The request:
Stop at the line containing "const INK = '#111';": write out every line from the beginning of the entries up to and including it, minus the pictures.

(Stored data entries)
* * *

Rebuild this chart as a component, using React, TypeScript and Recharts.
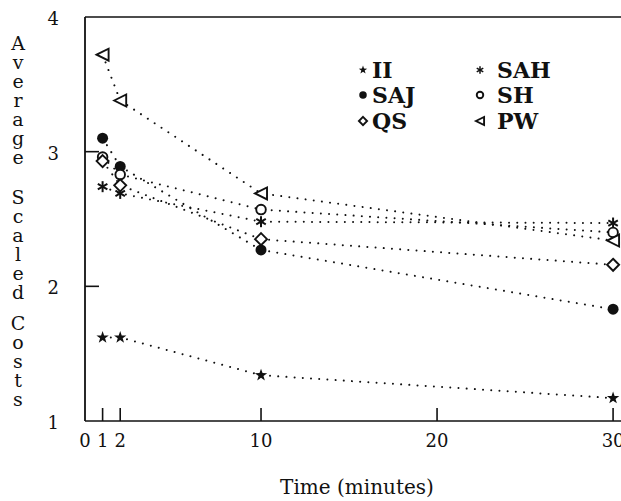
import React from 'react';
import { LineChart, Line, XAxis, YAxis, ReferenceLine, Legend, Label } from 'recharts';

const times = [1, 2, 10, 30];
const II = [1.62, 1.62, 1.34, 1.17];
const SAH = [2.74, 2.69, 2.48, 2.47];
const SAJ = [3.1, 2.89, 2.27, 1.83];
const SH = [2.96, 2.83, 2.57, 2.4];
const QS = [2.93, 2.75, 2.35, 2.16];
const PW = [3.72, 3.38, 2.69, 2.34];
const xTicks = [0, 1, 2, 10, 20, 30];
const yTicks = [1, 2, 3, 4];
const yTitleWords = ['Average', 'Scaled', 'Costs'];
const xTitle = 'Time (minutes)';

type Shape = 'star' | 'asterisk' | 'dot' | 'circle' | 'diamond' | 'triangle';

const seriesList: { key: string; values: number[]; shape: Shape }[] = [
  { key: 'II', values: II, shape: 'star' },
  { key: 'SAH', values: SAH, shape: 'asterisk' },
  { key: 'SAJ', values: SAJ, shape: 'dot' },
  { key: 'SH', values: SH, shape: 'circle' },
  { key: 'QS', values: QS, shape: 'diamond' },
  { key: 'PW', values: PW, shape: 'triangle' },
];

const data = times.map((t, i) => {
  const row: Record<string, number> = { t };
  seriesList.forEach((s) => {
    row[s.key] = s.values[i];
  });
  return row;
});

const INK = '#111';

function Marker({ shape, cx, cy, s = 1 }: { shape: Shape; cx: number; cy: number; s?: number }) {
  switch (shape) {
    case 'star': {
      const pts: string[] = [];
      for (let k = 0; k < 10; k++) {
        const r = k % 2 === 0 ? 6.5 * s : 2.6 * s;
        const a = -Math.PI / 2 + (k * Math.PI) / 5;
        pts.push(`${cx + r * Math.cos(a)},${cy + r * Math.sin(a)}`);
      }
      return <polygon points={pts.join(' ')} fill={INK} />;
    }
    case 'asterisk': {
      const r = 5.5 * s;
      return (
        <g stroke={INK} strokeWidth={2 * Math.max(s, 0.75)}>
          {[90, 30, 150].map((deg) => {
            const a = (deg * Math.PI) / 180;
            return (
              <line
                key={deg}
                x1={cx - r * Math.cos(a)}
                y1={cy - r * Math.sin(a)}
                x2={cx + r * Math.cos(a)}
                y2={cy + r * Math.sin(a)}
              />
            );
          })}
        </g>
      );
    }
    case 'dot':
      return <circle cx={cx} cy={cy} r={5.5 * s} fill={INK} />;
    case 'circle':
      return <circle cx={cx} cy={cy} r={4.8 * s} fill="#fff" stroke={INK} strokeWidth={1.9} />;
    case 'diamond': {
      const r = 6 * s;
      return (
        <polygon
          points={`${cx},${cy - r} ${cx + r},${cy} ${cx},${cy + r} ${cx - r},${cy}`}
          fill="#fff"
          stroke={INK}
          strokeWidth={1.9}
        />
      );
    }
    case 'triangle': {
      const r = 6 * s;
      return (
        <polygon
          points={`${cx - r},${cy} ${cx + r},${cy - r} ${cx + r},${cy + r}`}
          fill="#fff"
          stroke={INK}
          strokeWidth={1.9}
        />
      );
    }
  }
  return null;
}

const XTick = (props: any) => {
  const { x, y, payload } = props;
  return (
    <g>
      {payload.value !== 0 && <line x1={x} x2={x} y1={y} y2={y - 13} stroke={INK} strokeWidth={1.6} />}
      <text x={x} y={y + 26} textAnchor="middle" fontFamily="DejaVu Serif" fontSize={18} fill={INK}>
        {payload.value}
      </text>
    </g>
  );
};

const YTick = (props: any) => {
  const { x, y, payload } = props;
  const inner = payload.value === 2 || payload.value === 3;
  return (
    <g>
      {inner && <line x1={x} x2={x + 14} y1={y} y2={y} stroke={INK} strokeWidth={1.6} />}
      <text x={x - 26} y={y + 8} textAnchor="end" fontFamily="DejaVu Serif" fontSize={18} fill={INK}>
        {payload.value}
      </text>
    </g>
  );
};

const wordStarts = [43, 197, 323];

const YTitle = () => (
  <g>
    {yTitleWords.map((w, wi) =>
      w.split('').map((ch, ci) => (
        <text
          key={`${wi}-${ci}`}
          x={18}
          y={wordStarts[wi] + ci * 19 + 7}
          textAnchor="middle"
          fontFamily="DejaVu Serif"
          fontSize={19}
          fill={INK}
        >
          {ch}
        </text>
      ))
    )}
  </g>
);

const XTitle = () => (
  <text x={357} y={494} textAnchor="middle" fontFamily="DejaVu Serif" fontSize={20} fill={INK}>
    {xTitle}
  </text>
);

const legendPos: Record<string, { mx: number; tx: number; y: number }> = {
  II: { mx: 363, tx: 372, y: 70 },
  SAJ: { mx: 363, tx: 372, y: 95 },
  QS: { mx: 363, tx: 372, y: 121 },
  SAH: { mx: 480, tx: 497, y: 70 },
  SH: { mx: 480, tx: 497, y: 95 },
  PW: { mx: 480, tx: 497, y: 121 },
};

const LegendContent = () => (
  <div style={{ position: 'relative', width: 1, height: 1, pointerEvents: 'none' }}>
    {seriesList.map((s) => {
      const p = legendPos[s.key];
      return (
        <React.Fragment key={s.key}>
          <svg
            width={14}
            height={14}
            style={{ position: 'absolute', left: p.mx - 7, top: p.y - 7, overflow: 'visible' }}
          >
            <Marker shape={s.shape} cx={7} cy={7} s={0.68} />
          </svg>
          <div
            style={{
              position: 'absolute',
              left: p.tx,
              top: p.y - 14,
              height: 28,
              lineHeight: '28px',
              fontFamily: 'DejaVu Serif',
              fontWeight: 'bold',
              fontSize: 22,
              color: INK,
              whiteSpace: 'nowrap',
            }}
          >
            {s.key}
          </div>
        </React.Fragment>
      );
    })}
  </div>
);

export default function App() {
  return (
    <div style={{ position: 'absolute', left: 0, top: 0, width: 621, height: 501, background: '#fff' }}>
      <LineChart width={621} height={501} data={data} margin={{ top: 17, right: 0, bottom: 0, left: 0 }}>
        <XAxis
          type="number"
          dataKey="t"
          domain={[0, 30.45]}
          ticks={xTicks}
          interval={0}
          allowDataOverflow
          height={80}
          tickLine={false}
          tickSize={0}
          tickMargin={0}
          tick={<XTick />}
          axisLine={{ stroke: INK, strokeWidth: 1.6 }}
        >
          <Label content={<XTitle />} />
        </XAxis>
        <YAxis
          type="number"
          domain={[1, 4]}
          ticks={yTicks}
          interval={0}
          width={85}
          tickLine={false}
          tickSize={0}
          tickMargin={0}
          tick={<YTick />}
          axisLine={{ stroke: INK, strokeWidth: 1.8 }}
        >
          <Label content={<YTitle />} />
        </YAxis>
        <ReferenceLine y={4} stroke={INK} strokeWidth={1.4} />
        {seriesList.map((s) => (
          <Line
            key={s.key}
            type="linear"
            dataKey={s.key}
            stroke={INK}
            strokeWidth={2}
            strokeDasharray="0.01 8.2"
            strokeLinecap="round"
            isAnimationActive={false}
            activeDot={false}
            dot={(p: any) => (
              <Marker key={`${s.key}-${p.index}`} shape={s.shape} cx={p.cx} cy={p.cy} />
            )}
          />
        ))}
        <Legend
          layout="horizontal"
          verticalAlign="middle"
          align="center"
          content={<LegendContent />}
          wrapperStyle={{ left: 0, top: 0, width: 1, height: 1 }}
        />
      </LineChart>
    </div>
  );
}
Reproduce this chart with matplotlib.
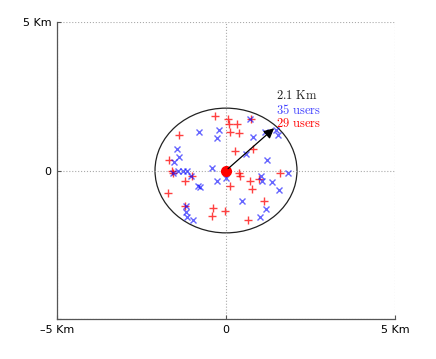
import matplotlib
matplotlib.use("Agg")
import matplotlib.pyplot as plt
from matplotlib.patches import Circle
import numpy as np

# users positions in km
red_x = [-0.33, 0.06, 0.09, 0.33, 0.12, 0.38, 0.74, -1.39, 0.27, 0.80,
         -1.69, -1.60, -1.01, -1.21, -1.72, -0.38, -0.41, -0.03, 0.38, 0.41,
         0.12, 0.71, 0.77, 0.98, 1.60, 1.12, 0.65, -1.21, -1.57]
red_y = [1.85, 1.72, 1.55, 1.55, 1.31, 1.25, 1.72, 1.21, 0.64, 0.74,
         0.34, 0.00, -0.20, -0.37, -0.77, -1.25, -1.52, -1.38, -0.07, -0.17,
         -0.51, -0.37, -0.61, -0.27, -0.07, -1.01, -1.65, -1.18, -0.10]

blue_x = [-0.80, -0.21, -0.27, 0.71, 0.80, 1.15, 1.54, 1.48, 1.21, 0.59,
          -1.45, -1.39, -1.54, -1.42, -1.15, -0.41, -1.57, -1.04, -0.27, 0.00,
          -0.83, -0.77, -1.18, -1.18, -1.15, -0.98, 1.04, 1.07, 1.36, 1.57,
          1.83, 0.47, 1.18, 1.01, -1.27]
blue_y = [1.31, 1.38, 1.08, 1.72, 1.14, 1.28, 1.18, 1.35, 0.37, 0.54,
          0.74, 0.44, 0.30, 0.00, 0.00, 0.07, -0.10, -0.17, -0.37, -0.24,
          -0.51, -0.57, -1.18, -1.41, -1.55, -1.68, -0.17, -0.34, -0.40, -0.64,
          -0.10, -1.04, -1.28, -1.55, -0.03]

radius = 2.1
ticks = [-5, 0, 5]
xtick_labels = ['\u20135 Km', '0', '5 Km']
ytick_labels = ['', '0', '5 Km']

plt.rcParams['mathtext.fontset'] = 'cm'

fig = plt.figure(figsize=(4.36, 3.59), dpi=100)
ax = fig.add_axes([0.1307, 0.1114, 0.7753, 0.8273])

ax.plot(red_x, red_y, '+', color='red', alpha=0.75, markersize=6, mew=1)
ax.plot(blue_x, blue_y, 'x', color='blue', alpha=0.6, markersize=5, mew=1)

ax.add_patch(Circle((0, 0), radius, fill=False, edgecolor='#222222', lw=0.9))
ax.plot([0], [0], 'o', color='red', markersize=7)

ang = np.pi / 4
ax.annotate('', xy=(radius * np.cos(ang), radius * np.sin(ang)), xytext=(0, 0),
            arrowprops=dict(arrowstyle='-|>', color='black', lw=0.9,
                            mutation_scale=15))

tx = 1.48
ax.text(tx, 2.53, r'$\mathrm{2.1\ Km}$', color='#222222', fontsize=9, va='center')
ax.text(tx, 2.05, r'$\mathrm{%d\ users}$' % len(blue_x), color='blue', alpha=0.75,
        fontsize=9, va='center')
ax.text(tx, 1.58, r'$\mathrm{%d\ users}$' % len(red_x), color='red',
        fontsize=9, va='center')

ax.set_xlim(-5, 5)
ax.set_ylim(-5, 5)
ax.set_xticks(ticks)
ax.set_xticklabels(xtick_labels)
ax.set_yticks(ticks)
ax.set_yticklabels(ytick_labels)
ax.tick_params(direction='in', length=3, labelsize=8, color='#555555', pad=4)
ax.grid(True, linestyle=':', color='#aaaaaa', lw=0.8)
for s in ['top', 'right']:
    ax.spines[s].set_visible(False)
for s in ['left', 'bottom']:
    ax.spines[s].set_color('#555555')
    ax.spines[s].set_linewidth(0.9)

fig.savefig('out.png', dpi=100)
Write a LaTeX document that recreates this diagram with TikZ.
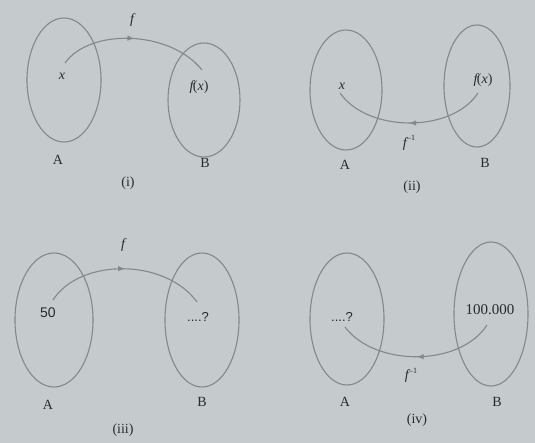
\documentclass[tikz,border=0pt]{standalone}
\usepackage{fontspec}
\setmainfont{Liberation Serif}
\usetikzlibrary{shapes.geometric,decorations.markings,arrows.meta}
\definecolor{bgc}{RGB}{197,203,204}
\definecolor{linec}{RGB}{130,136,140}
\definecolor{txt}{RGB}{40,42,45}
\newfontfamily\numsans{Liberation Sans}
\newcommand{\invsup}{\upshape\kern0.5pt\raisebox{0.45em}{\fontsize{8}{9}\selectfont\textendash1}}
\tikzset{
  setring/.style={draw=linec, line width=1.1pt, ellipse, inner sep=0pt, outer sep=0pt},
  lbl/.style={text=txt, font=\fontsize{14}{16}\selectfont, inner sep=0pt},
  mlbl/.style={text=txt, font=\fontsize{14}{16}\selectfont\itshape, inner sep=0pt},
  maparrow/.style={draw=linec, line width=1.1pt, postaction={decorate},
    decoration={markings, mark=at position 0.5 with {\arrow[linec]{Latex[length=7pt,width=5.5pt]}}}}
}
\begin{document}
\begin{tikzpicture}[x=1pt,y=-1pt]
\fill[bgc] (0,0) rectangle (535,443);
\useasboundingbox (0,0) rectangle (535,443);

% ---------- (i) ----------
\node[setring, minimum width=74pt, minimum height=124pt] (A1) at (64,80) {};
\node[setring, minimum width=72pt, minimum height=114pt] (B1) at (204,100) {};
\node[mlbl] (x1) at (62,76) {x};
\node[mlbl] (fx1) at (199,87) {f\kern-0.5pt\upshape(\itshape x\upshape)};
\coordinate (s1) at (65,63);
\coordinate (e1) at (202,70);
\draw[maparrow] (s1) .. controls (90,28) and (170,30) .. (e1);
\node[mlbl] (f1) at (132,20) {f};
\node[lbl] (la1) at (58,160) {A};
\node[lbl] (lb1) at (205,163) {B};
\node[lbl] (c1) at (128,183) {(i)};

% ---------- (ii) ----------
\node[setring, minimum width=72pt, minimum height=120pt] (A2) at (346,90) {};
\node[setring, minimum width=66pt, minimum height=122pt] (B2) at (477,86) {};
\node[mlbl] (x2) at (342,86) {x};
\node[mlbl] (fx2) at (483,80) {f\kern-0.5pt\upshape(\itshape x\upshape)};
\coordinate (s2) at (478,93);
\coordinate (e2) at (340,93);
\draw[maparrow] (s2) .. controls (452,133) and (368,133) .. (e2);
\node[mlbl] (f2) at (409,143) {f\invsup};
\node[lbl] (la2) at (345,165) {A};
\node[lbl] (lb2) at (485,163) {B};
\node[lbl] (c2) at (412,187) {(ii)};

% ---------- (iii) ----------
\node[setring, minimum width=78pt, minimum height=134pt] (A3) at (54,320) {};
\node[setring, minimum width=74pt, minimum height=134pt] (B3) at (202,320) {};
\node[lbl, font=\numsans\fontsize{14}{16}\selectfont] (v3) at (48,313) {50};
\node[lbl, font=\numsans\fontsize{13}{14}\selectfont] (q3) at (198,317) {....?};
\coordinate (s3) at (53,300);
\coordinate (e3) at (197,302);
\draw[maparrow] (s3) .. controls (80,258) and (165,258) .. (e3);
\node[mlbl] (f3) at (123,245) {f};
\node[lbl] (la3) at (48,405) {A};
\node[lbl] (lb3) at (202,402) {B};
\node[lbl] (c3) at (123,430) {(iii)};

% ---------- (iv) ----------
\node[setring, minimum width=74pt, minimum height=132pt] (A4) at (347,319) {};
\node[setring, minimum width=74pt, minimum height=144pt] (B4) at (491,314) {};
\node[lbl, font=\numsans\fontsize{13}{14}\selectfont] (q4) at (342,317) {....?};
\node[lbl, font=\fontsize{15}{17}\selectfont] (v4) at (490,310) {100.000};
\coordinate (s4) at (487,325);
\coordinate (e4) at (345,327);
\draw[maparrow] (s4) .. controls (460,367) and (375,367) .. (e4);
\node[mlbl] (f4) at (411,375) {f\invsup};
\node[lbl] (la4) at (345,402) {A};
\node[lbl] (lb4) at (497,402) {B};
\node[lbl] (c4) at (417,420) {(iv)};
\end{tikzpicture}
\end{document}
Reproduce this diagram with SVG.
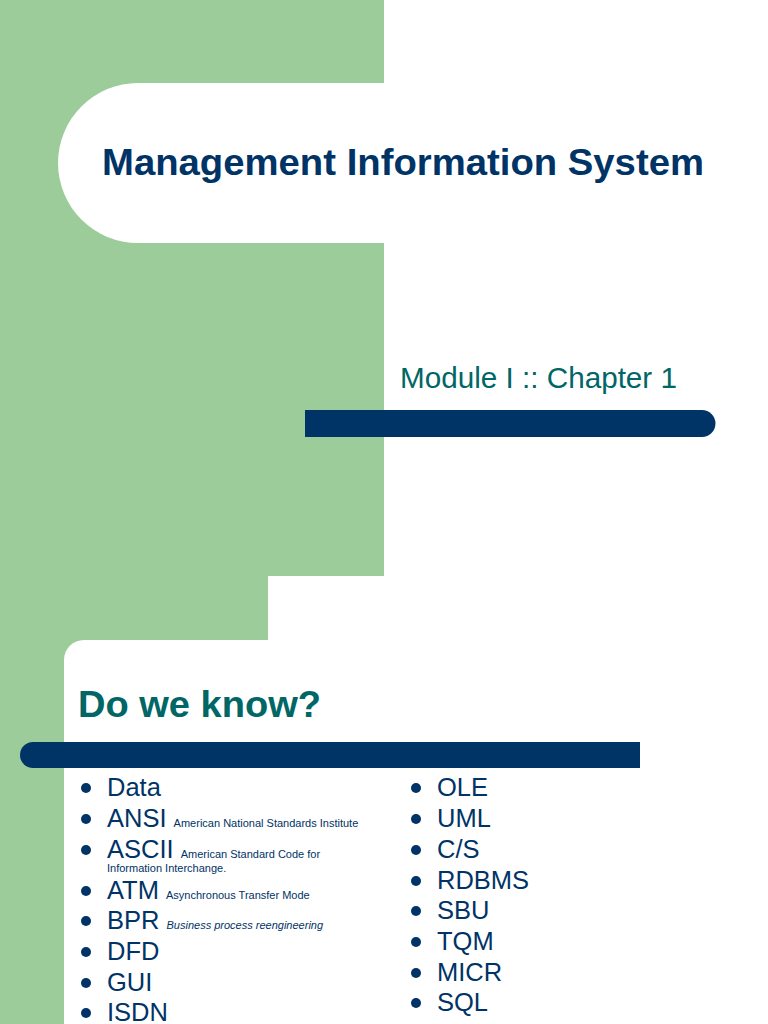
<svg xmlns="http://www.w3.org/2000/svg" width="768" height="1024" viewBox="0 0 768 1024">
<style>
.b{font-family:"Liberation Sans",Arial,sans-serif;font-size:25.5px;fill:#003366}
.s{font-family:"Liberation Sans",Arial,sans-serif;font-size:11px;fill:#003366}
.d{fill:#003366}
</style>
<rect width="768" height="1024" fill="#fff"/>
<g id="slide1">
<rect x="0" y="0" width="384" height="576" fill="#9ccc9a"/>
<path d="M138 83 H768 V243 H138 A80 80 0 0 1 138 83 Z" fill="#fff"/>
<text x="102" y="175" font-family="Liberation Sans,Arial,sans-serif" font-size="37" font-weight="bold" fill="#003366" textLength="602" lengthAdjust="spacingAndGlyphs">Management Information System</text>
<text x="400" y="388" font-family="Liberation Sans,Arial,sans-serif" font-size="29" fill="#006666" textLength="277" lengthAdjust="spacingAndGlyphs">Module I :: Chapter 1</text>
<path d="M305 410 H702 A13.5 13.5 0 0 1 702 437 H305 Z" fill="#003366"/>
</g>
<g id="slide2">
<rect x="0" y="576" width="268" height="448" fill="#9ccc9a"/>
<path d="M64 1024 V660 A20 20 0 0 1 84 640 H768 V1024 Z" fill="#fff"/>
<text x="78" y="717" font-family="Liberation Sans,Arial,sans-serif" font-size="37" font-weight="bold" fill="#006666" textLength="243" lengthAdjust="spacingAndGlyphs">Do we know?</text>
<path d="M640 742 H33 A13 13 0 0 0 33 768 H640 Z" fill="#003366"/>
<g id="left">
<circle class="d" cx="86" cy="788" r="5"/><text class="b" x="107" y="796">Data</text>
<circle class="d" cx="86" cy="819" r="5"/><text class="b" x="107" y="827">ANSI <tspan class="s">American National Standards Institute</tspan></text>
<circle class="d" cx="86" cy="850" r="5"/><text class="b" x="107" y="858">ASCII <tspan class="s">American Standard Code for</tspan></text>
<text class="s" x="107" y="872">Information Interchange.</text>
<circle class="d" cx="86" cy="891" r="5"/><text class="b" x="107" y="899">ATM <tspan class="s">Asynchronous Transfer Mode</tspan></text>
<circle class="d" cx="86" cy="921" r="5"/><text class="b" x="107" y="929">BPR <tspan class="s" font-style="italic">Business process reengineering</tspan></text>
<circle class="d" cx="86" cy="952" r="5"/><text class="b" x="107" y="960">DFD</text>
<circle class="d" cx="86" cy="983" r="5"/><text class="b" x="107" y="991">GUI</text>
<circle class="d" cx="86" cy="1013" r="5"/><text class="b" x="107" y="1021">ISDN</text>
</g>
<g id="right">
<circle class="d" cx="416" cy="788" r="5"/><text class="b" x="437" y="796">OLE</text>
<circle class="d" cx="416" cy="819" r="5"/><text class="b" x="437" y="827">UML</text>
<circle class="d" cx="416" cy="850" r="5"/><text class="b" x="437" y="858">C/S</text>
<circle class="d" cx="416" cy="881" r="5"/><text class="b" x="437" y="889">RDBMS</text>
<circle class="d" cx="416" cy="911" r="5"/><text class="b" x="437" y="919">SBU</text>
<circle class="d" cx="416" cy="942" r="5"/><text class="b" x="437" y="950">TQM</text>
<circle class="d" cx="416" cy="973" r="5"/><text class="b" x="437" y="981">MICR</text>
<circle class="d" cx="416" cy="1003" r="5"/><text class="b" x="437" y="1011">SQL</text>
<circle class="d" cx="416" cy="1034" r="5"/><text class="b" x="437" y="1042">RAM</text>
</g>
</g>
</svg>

* * *

Result of the exercise:
Rebuild this chart as a component, using React, TypeScript and Recharts.
import React from 'react';
import { LineChart, Line, XAxis, YAxis, ReferenceLine, Legend, Label } from 'recharts';

const times = [1, 2, 10, 30];
const II = [1.62, 1.62, 1.34, 1.17];
const SAH = [2.74, 2.69, 2.48, 2.47];
const SAJ = [3.1, 2.89, 2.27, 1.83];
const SH = [2.96, 2.83, 2.57, 2.4];
const QS = [2.93, 2.75, 2.35, 2.16];
const PW = [3.72, 3.38, 2.69, 2.34];
const xTicks = [0, 1, 2, 10, 20, 30];
const yTicks = [1, 2, 3, 4];
const yTitleWords = ['Average', 'Scaled', 'Costs'];
const xTitle = 'Time (minutes)';

type Shape = 'star' | 'asterisk' | 'dot' | 'circle' | 'diamond' | 'triangle';

const seriesList: { key: string; values: number[]; shape: Shape }[] = [
  { key: 'II', values: II, shape: 'star' },
  { key: 'SAH', values: SAH, shape: 'asterisk' },
  { key: 'SAJ', values: SAJ, shape: 'dot' },
  { key: 'SH', values: SH, shape: 'circle' },
  { key: 'QS', values: QS, shape: 'diamond' },
  { key: 'PW', values: PW, shape: 'triangle' },
];

const data = times.map((t, i) => {
  const row: Record<string, number> = { t };
  seriesList.forEach((s) => {
    row[s.key] = s.values[i];
  });
  return row;
});

const INK = '#111';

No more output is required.